→ Listed records:
++++++++
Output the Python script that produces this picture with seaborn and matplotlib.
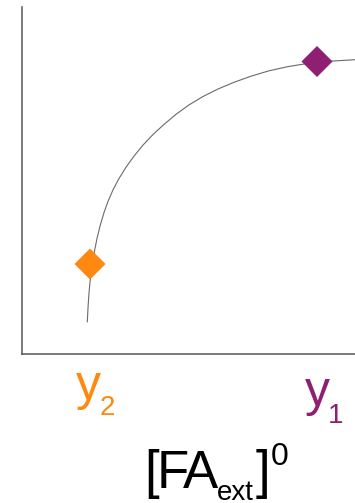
++++++++
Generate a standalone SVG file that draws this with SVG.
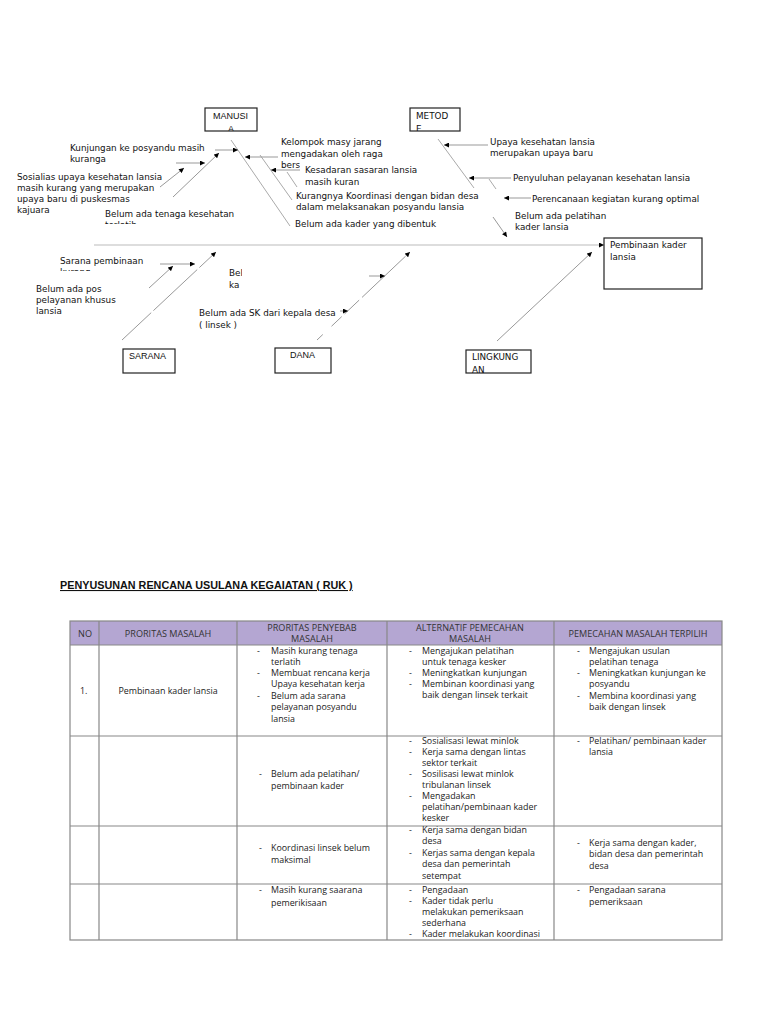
++++++++
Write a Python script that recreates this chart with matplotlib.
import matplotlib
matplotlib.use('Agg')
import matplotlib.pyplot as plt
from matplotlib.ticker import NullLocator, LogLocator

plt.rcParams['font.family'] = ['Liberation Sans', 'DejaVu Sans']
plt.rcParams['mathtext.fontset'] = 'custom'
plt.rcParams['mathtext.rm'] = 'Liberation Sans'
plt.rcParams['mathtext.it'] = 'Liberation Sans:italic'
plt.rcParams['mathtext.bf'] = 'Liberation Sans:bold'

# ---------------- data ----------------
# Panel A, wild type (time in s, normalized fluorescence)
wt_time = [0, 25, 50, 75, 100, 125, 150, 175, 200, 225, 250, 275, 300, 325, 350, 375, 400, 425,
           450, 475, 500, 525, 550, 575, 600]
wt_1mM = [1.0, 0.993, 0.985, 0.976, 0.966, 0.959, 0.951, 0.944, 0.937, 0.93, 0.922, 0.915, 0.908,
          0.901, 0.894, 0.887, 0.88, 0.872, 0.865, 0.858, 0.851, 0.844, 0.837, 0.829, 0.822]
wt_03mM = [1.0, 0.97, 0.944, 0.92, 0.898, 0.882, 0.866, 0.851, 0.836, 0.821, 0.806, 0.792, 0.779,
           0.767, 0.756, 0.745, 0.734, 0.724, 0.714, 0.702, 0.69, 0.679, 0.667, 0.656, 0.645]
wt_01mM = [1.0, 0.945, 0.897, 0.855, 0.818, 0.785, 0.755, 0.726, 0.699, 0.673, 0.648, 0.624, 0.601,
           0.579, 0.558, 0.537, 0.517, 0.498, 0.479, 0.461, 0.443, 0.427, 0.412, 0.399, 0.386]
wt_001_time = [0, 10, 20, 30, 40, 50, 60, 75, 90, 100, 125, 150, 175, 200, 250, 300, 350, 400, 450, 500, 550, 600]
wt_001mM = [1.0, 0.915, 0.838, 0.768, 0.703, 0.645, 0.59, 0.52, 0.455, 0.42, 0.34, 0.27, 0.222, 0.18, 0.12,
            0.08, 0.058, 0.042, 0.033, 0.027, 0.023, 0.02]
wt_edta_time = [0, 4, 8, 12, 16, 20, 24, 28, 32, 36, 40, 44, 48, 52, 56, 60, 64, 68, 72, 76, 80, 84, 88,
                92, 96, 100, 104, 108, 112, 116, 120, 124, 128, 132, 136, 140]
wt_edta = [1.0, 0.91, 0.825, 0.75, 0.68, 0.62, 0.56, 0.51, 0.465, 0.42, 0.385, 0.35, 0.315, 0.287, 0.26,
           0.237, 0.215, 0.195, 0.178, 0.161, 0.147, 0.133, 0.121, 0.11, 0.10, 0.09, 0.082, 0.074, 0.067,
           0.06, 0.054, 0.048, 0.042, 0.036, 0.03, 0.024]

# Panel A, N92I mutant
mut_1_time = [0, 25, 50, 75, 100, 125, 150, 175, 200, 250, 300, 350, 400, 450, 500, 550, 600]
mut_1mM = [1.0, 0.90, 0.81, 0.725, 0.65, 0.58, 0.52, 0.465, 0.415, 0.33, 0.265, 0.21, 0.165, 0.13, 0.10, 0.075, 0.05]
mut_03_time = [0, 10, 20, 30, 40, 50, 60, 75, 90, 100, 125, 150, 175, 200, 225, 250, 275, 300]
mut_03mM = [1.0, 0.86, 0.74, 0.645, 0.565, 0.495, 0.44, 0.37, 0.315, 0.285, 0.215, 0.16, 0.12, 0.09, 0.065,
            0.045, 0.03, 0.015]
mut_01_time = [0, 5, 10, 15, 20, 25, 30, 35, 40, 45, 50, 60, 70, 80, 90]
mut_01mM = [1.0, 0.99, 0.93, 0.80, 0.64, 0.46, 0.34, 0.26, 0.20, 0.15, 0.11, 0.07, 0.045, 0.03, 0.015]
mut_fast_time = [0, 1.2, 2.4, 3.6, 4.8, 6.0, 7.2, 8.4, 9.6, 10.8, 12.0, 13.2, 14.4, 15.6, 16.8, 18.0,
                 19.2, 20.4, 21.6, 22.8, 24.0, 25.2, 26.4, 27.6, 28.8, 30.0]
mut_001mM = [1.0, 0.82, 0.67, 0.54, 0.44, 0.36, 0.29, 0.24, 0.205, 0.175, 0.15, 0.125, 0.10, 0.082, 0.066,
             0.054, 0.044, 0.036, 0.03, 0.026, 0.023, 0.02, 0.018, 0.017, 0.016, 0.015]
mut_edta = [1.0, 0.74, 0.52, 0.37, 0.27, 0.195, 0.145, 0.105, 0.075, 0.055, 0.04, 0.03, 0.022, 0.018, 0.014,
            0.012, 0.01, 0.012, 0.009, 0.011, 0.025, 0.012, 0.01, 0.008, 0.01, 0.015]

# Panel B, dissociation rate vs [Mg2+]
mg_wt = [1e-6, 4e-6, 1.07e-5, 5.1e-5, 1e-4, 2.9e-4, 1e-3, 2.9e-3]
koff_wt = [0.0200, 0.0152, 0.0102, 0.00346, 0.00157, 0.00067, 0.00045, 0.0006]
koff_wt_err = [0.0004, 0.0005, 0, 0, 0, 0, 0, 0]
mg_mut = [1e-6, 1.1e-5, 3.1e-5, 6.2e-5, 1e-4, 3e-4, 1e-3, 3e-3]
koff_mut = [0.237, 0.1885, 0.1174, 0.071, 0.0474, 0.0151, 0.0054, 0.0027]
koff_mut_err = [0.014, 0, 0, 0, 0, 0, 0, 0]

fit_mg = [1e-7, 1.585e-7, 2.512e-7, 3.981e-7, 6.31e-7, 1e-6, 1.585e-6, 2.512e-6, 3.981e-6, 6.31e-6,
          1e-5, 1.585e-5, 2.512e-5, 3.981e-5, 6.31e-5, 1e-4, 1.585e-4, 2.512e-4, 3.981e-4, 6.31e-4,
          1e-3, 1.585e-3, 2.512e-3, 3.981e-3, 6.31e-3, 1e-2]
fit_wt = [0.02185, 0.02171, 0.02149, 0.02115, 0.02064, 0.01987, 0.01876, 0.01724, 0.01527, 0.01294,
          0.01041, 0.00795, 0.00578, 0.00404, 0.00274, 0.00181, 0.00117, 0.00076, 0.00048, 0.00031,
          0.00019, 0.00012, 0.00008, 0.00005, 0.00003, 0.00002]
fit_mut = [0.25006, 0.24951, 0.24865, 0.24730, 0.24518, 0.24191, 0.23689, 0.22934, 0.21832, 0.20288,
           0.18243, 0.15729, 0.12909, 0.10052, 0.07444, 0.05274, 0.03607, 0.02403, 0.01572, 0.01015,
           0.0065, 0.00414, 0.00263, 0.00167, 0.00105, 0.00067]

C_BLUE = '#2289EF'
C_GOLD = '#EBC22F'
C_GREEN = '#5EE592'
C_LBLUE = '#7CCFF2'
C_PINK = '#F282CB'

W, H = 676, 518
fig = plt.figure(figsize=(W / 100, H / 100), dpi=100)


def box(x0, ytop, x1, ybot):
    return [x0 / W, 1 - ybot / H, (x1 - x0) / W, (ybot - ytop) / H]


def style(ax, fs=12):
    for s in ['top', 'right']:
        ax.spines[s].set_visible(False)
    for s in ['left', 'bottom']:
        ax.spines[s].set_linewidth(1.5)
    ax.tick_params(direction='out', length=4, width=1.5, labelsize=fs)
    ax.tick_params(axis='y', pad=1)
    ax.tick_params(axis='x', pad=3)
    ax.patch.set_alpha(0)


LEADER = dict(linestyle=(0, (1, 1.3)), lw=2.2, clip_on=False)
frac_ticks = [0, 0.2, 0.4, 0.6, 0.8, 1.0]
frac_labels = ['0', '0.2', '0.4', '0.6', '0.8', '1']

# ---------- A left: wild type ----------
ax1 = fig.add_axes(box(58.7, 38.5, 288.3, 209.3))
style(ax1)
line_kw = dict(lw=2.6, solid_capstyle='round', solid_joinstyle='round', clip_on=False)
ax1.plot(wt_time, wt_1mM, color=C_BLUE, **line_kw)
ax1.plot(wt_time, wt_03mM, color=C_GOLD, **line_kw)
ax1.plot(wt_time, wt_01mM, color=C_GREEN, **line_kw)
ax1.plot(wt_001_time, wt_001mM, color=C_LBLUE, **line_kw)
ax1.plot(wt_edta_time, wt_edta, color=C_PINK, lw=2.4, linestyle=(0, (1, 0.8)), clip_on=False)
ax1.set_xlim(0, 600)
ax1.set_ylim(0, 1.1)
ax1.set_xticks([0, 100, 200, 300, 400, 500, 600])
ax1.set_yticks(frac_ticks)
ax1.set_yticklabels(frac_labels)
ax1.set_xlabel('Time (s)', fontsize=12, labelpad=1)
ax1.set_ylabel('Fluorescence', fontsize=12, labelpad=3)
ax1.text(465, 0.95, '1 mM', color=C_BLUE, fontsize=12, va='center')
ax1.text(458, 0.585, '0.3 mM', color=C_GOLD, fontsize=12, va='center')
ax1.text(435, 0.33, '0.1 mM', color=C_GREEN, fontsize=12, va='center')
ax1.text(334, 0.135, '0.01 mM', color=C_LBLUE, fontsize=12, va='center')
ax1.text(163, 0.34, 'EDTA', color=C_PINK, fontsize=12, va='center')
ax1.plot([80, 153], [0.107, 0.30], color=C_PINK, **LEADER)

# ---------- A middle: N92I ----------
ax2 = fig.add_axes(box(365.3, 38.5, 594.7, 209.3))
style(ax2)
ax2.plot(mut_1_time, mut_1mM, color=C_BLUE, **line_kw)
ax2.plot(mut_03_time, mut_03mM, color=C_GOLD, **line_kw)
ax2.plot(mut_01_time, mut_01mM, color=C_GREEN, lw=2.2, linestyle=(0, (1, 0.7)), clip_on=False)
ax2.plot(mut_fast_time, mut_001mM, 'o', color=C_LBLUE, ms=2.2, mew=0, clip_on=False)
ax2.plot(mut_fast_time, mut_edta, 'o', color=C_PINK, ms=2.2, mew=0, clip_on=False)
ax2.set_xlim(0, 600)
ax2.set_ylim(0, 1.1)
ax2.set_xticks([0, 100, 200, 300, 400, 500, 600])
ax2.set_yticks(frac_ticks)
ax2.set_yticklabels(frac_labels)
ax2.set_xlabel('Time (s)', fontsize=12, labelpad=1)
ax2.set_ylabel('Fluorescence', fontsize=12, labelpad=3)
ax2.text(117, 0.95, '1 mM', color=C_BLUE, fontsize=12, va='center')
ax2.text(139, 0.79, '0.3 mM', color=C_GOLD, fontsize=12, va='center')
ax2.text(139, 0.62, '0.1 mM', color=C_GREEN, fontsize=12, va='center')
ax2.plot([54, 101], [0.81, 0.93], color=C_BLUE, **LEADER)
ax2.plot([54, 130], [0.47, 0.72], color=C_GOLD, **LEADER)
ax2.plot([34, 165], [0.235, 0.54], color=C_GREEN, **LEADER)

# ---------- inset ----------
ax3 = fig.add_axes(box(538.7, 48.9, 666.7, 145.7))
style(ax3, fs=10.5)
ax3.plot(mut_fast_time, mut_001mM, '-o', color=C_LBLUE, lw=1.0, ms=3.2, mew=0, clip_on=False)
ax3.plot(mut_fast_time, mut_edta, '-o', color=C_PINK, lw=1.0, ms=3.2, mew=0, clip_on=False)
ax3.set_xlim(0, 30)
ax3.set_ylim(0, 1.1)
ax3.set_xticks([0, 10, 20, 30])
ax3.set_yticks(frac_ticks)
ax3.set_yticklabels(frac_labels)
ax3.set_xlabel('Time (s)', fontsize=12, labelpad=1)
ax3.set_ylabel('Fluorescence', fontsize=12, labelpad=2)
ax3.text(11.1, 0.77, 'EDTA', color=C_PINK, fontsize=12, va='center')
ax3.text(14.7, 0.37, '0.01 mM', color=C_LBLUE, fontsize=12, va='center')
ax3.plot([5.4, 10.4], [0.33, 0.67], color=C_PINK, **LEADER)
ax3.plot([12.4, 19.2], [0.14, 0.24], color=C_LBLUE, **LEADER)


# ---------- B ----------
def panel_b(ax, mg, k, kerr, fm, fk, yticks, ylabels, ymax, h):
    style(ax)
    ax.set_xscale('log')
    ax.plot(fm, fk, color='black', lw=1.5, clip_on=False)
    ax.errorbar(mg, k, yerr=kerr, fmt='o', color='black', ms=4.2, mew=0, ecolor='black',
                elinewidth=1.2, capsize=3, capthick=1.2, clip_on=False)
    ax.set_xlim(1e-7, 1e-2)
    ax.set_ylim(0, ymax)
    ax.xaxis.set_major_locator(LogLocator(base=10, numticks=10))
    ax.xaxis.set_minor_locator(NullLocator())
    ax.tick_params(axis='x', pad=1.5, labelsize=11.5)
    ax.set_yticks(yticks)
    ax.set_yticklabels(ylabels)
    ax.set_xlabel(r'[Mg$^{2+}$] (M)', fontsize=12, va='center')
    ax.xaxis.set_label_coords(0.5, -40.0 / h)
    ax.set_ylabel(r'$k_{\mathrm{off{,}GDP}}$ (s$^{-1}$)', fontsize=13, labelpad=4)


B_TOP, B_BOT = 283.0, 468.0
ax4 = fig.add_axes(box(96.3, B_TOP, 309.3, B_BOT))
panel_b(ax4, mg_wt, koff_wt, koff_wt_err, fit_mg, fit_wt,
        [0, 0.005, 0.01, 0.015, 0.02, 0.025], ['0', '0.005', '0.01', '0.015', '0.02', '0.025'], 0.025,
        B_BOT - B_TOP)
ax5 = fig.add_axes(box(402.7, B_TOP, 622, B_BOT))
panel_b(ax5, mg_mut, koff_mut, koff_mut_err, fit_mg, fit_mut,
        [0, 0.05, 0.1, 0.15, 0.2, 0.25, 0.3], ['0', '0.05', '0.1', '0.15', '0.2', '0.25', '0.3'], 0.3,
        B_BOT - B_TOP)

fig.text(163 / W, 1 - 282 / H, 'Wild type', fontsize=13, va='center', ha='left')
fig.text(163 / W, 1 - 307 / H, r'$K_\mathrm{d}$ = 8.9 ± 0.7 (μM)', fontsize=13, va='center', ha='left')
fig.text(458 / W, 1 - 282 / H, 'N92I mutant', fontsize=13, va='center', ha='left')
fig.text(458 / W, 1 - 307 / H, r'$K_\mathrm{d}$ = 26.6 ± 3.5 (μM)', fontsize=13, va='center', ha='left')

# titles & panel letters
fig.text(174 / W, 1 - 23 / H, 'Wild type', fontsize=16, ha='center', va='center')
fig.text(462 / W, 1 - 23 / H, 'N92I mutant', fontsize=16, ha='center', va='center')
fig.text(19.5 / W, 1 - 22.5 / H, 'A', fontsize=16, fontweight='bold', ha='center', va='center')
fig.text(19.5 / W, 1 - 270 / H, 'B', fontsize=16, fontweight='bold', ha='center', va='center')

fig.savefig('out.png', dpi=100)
++++++++
→ Task objective: Give back exactly the stretch that opens on the line with "Write a Python" and closes on the line with "plt.rcParams['mathtext.bf'] = 'Liberation".

→ Answer to this problem:
Write a Python script that recreates this chart with matplotlib.
import matplotlib
matplotlib.use('Agg')
import matplotlib.pyplot as plt
from matplotlib.ticker import NullLocator, LogLocator

plt.rcParams['font.family'] = ['Liberation Sans', 'DejaVu Sans']
plt.rcParams['mathtext.fontset'] = 'custom'
plt.rcParams['mathtext.rm'] = 'Liberation Sans'
plt.rcParams['mathtext.it'] = 'Liberation Sans:italic'
plt.rcParams['mathtext.bf'] = 'Liberation Sans:bold'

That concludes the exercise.